Jakarta, Aktual.co — Komisi Pemberantasan Korupsi (KPK) perlu secara transparan membuka siapa saja calon menteri Kabinet yang terkena kategorisasi, sehingga tidak direkomendasikan masuk kabinet pemerintahan Joko Widodo dan Jusuf Kalla (Jokowi-JK).
Tujuannya agar tidak terjadi politisasi, penjegalan, dan pembunuhan karakter terhadap calon tertentu, terutama calon-calon yang tidak disukai pihak tertentu di KPK.

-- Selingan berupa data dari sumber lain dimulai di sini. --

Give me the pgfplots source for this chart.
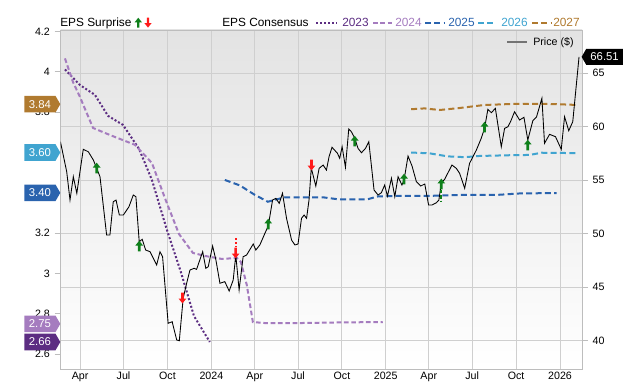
\documentclass[border=0pt]{standalone}
\usepackage{fontspec}
\setmainfont{Liberation Sans}
\usepackage{pgfplots}
\pgfplotsset{compat=1.18}
\usetikzlibrary{shapes.symbols}
\definecolor{c23}{HTML}{5C2D82}
\definecolor{c24}{HTML}{A57CBF}
\definecolor{c25}{HTML}{2A63AE}
\definecolor{c26}{HTML}{40A4D0}
\definecolor{c27}{HTML}{B07A2F}
\definecolor{cup}{HTML}{0E7F1A}
\definecolor{cdn}{HTML}{FF1A1A}
\definecolor{gridc}{HTML}{CFCFCF}
\definecolor{framec}{HTML}{BDBDBD}
\pgfdeclareplotmark{epsup}{%
  \pgfpathmoveto{\pgfqpoint{0pt}{4pt}}%
  \pgfpathlineto{\pgfqpoint{2.9pt}{0.4pt}}%
  \pgfpathlineto{\pgfqpoint{1pt}{0.4pt}}%
  \pgfpathlineto{\pgfqpoint{1pt}{-4pt}}%
  \pgfpathlineto{\pgfqpoint{-1pt}{-4pt}}%
  \pgfpathlineto{\pgfqpoint{-1pt}{0.4pt}}%
  \pgfpathlineto{\pgfqpoint{-2.9pt}{0.4pt}}%
  \pgfpathclose\pgfusepathqfill}
\pgfdeclareplotmark{epsdown}{%
  \pgfpathmoveto{\pgfqpoint{0pt}{-4pt}}%
  \pgfpathlineto{\pgfqpoint{2.9pt}{-0.4pt}}%
  \pgfpathlineto{\pgfqpoint{1pt}{-0.4pt}}%
  \pgfpathlineto{\pgfqpoint{1pt}{4pt}}%
  \pgfpathlineto{\pgfqpoint{-1pt}{4pt}}%
  \pgfpathlineto{\pgfqpoint{-1pt}{-0.4pt}}%
  \pgfpathlineto{\pgfqpoint{-2.9pt}{-0.4pt}}%
  \pgfpathclose\pgfusepathqfill}
\pgfplotsset{
  base/.style={at={(45.45pt,9.75pt)}, anchor=south west, scale only axis,
    width=391.05pt, height=254.25pt, xmin=2023.135, xmax=2026.126,
    /pgf/number format/assume math mode=true,
    tick label style={font=\fontsize{8}{9}\selectfont},
  },
  price/.style={ymin=37.34, ymax=69.02},
  eps/.style={ymin=2.526, ymax=4.208},
}
\begin{document}
\begin{tikzpicture}
\useasboundingbox (0,0) rectangle (480pt,286.5pt);
% background, grid, price ticks
\begin{axis}[base, price,
  axis background/.style={shade, top color=black!11, middle color=white, bottom color=white},
  axis line style={framec, line width=0.7pt},
  xmajorgrids, ymajorgrids, major grid style={gridc, line width=0.7pt},
  xtick={2023.247,2023.496,2023.748,2024,2024.249,2024.497,2024.749,2025,2025.247,2025.496,2025.748,2026},
  xticklabels={Apr,Jul,Oct,2024,Apr,Jul,Oct,2025,Apr,Jul,Oct,2026},
  xtick style={draw=none},
  ytick={40,45,50,55,60,65},
  ytick pos=right, yticklabel pos=right, ytick align=outside,
  ytick style={framec, line width=0.7pt}, major tick length=4.5pt,
  xticklabel style={anchor=base, yshift=-7.6pt, inner sep=0pt},
]
\addplot[draw=none, forget plot] coordinates {(2024,50)};
\end{axis}
% EPS consensus
\begin{axis}[base, eps,
  axis x line=none, axis y line*=left, axis line style={draw=none},
  ytick={2.6,2.8,3.0,3.2,3.4,3.6,3.8,4.0,4.2},
  yticklabels={2.6,2.8,3,3.2,,,3.8,4,4.2},
  ytick align=outside, ytick style={framec, line width=0.7pt}, major tick length=4.5pt,
]
\addplot[c23, line width=1.5pt, dash pattern=on 1.5pt off 1.5pt] coordinates {
(2023.160,4.012) (2023.246,3.935) (2023.332,3.886) (2023.407,3.782) (2023.493,3.737)
(2023.585,3.618) (2023.659,3.464) (2023.745,3.216) (2023.825,3.007) (2023.900,2.789) (2023.991,2.660)};
\addplot[c24, line width=1.5pt, dash pattern=on 3.5pt off 2pt] coordinates {
(2023.160,4.067) (2023.206,3.950) (2023.246,3.876) (2023.321,3.722) (2023.418,3.687)
(2023.562,3.638) (2023.659,3.548) (2023.733,3.375) (2023.814,3.196) (2023.894,3.102)
(2023.963,3.087) (2024.060,3.072) (2024.146,3.077) (2024.169,3.057) (2024.203,2.943)
(2024.238,2.759) (2024.307,2.754) (2024.507,2.754) (2024.736,2.757) (2024.983,2.759)};
\addplot[c25, line width=1.5pt, dash pattern=on 4.5pt off 2.5pt] coordinates {
(2024.077,3.464) (2024.163,3.437) (2024.249,3.390) (2024.324,3.356) (2024.421,3.378)
(2024.639,3.378) (2024.736,3.367) (2024.891,3.367) (2024.954,3.382) (2025.080,3.385)
(2025.252,3.385) (2025.453,3.390) (2025.642,3.390) (2025.768,3.397) (2025.980,3.399)};
\addplot[c26, line width=1.5pt, dash pattern=on 4.5pt off 2.5pt] coordinates {
(2025.146,3.600) (2025.252,3.596) (2025.355,3.581) (2025.453,3.577) (2025.539,3.583)
(2025.728,3.587) (2025.825,3.588) (2025.894,3.599) (2026.100,3.597)};
\addplot[c27, line width=1.5pt, dash pattern=on 4.5pt off 2.5pt] coordinates {
(2025.146,3.815) (2025.223,3.819) (2025.309,3.811) (2025.424,3.821) (2025.567,3.836)
(2025.728,3.841) (2025.883,3.842) (2025.980,3.840) (2026.100,3.836)};
\coordinate (t27) at (axis cs:2023.135,3.84);
\coordinate (t26) at (axis cs:2023.135,3.60);
\coordinate (t25) at (axis cs:2023.135,3.40);
\coordinate (t24) at (axis cs:2023.135,2.75);
\coordinate (t23) at (axis cs:2023.135,2.66);
\end{axis}
% price
\begin{axis}[base, price, hide axis]
\addplot[black, line width=0.65pt] coordinates {
(2023.134,58.58) (2023.170,55.78) (2023.189,53.13) (2023.208,55.31) (2023.228,53.76)
(2023.265,57.87) (2023.294,57.64) (2023.323,56.87) (2023.361,55.31) (2023.399,49.86)
(2023.418,49.86) (2023.437,52.97) (2023.453,53.13) (2023.472,51.73) (2023.495,51.73)
(2023.527,52.50) (2023.552,53.60) (2023.567,53.44) (2023.586,49.23) (2023.603,49.46)
(2023.623,48.46) (2023.648,48.30) (2023.686,47.06) (2023.705,48.30) (2023.720,47.83)
(2023.752,41.61) (2023.775,41.76) (2023.801,40.05) (2023.816,39.98) (2023.838,43.94)
(2023.858,45.35) (2023.877,46.59) (2023.901,46.75) (2023.915,46.65) (2023.950,48.30)
(2023.968,46.75) (2023.982,46.90) (2024.007,48.83) (2024.026,47.52) (2024.049,45.35)
(2024.077,45.50) (2024.102,44.63) (2024.125,45.65) (2024.140,47.99) (2024.159,44.72)
(2024.182,47.83) (2024.202,47.99) (2024.240,49.02) (2024.255,48.46) (2024.278,48.93)
(2024.307,50.02) (2024.326,50.70) (2024.351,53.13) (2024.370,53.29) (2024.389,52.82)
(2024.408,53.76) (2024.431,51.42) (2024.460,49.39) (2024.479,48.93) (2024.497,49.02)
(2024.517,51.42) (2024.532,51.73) (2024.546,51.42) (2024.560,53.13) (2024.573,56.12)
(2024.599,54.44) (2024.618,56.09) (2024.641,56.40) (2024.660,55.93) (2024.675,57.18)
(2024.692,58.06) (2024.723,57.50) (2024.736,57.03) (2024.750,58.11) (2024.769,56.19)
(2024.788,59.77) (2024.803,59.51) (2024.822,58.93) (2024.841,57.96) (2024.861,57.55)
(2024.884,57.96) (2024.903,58.58) (2024.933,54.07) (2024.956,53.60) (2024.975,53.81)
(2024.994,54.53) (2025.010,53.50) (2025.033,55.16) (2025.052,53.44) (2025.071,55.31)
(2025.093,54.53) (2025.105,55.00) (2025.128,57.24) (2025.151,56.31) (2025.176,54.84)
(2025.201,54.44) (2025.224,54.63) (2025.246,52.66) (2025.265,52.66) (2025.291,52.88)
(2025.305,53.13) (2025.319,54.75) (2025.338,55.07) (2025.380,56.40) (2025.405,56.09)
(2025.424,55.63) (2025.453,54.22) (2025.481,56.56) (2025.520,57.80) (2025.548,58.90)
(2025.567,59.83) (2025.586,61.61) (2025.606,61.29) (2025.629,61.70) (2025.663,58.11)
(2025.682,59.83) (2025.701,59.98) (2025.716,60.45) (2025.739,61.38) (2025.768,60.61)
(2025.793,60.86) (2025.815,58.74) (2025.844,60.54) (2025.865,60.89) (2025.896,62.64)
(2025.911,58.43) (2025.940,59.27) (2025.974,59.05) (2026.007,57.87) (2026.026,60.92)
(2026.050,59.61) (2026.073,60.45) (2026.109,66.51)};
\addplot[cdn, line width=1.5pt, dash pattern=on 1.5pt off 1.5pt] coordinates {(2024.139,49.58) (2024.139,48.70)};
\addplot[cup, line width=1.5pt, dash pattern=on 2.5pt off 1.5pt] coordinates {(2025.319,54.07) (2025.319,52.94)};
\addplot[only marks, mark=epsup, cup, mark options={fill=cup, draw=none}] coordinates {
(2023.342,56.12) (2023.586,48.83) (2024.326,50.89) (2024.822,58.64) (2025.105,55.09)
(2025.319,54.63) (2025.567,59.95) (2025.815,58.27)};
\addplot[only marks, mark=epsdown, cdn, mark options={fill=cdn, draw=none}] coordinates {
(2023.834,43.97) (2024.139,48.18) (2024.574,56.40)};
\coordinate (tp) at (axis cs:2026.126,66.51);
\end{axis}
% value tags
\tikzset{tag/.style={signal, signal to=east, signal pointer angle=120, text=white,
  font=\fontsize{8.5}{9}\selectfont, minimum height=12.5pt, minimum width=27pt,
  inner sep=1pt, anchor=east}}
\node[tag, fill=c27] at (t27) {3.84};
\node[tag, fill=c26] at (t26) {3.60};
\node[tag, fill=c25] at (t25) {3.40};
\node[tag, fill=c24] at (t24) {2.75};
\node[tag, fill=c23] at (t23) {2.66};
\node[signal, signal to=west, signal pointer angle=120, fill=black, text=white,
  font=\fontsize{8.5}{9}\selectfont, minimum height=12pt, minimum width=31pt,
  inner sep=1pt, anchor=west] at ([xshift=-0.5pt]tp) {66.51};
% legend
\tikzset{lg/.style={anchor=base west, inner sep=0pt, font=\fontsize{8.9}{10}\selectfont}}
\node[lg] at (45pt,266.5pt) {EPS Surprise};
\fill[cup] (103.7pt,273.2pt) -- (106.4pt,269.8pt) -- (104.6pt,269.8pt) -- (104.6pt,265.8pt) -- (102.8pt,265.8pt) -- (102.8pt,269.8pt) -- (101pt,269.8pt) -- cycle;
\fill[cdn] (111pt,265.8pt) -- (113.7pt,269.2pt) -- (111.9pt,269.2pt) -- (111.9pt,273.2pt) -- (110.1pt,273.2pt) -- (110.1pt,269.2pt) -- (108.3pt,269.2pt) -- cycle;
\node[lg] at (166.5pt,266.5pt) {EPS Consensus};
\draw[c23, line width=1.5pt, dash pattern=on 1.5pt off 1.5pt] (237pt,269.5pt) -- (253pt,269.5pt);
\node[lg, text=c23] at (256.5pt,266.5pt) {2023};
\draw[c24, line width=1.5pt, dash pattern=on 3.5pt off 2pt] (279.75pt,269.5pt) -- (294pt,269.5pt);
\node[lg, text=c24] at (296.25pt,266.5pt) {2024};
\draw[c25, line width=1.5pt, dash pattern=on 4.5pt off 2.5pt] (318.75pt,269.5pt) -- (333.75pt,269.5pt);
\node[lg, text=c25] at (336pt,266.5pt) {2025};
\draw[c26, line width=1.5pt, dash pattern=on 4.5pt off 2.5pt] (358.5pt,269.5pt) -- (372pt,269.5pt);
\node[lg, text=c26] at (375.75pt,266.5pt) {2026};
\draw[c27, line width=1.5pt, dash pattern=on 4.5pt off 2.5pt] (399pt,269.5pt) -- (413.25pt,269.5pt);
\node[lg, text=c27] at (414.75pt,266.5pt) {2027};
\draw[black!55, line width=1.5pt] (380.25pt,255pt) -- (395.25pt,255pt);
\node[lg, font=\fontsize{8}{9}\selectfont] at (399.75pt,252.2pt) {Price (\$)};
\end{tikzpicture}
\end{document}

Terkait dengan itu, KPK diharapkan mampu menjelaskan seperti apa proses dan mekanisme penilaiannya serta siapa saja pihak yang terlibat. Hal ini penting dipertanyakan agar KPK tidak menjadi lembaga superior dalam menilai seseorang tanpa dasar hukum yang jelas.
Pengamat Hukum Universitas Trisakti Abdul Fickar Hadjar berpendapat, sangat mungkin hal tersebut terjadi apabila KPK adalah Lembaga Swadaya Masyarakat (LSM) bukan sebuah lembaga penegak Hukum.
“Sangat mungkin kalau KPK itu LSM. Nah KPK inikan lembaga penegak hukum, dia punya bukti-bukti cuma belum merasa kuat secara hukum, untuk membuktikannya,” ujar Fickar saat dihubungi Aktual.co di Jakarta, Selasa (21/10).
Menurutnya, KPK tidak mungkin menggunakan metode like end dislike (suka atau tidak suka) dalam mengkatagorikan seseorang terlibat dalam kasus korupsi. “Jadi gak mungkin, ada like end dislike untuk membunuh karakter orang, karena apa yang dia bikin itu ada dasarnya,” ujarnya.
Dia menambahkan, sebagai lembaga superbody pemberantasan korupsi, untuk menentukan status hukum seseorang selalu didasari dengan bukti-bukti yang kuat. Karena, sambungnya, lembaga pimpinan Abraham Samad cs itu tidak mengenal adanya penghentian penyidikan.
“Karena KPK gak punya SP3, jadi dasarnya itu ada bukti, kalau dia bilang merah pasti ada bukti. KPK bertindak atas bukti-bukti hukum,” demikian Fickar.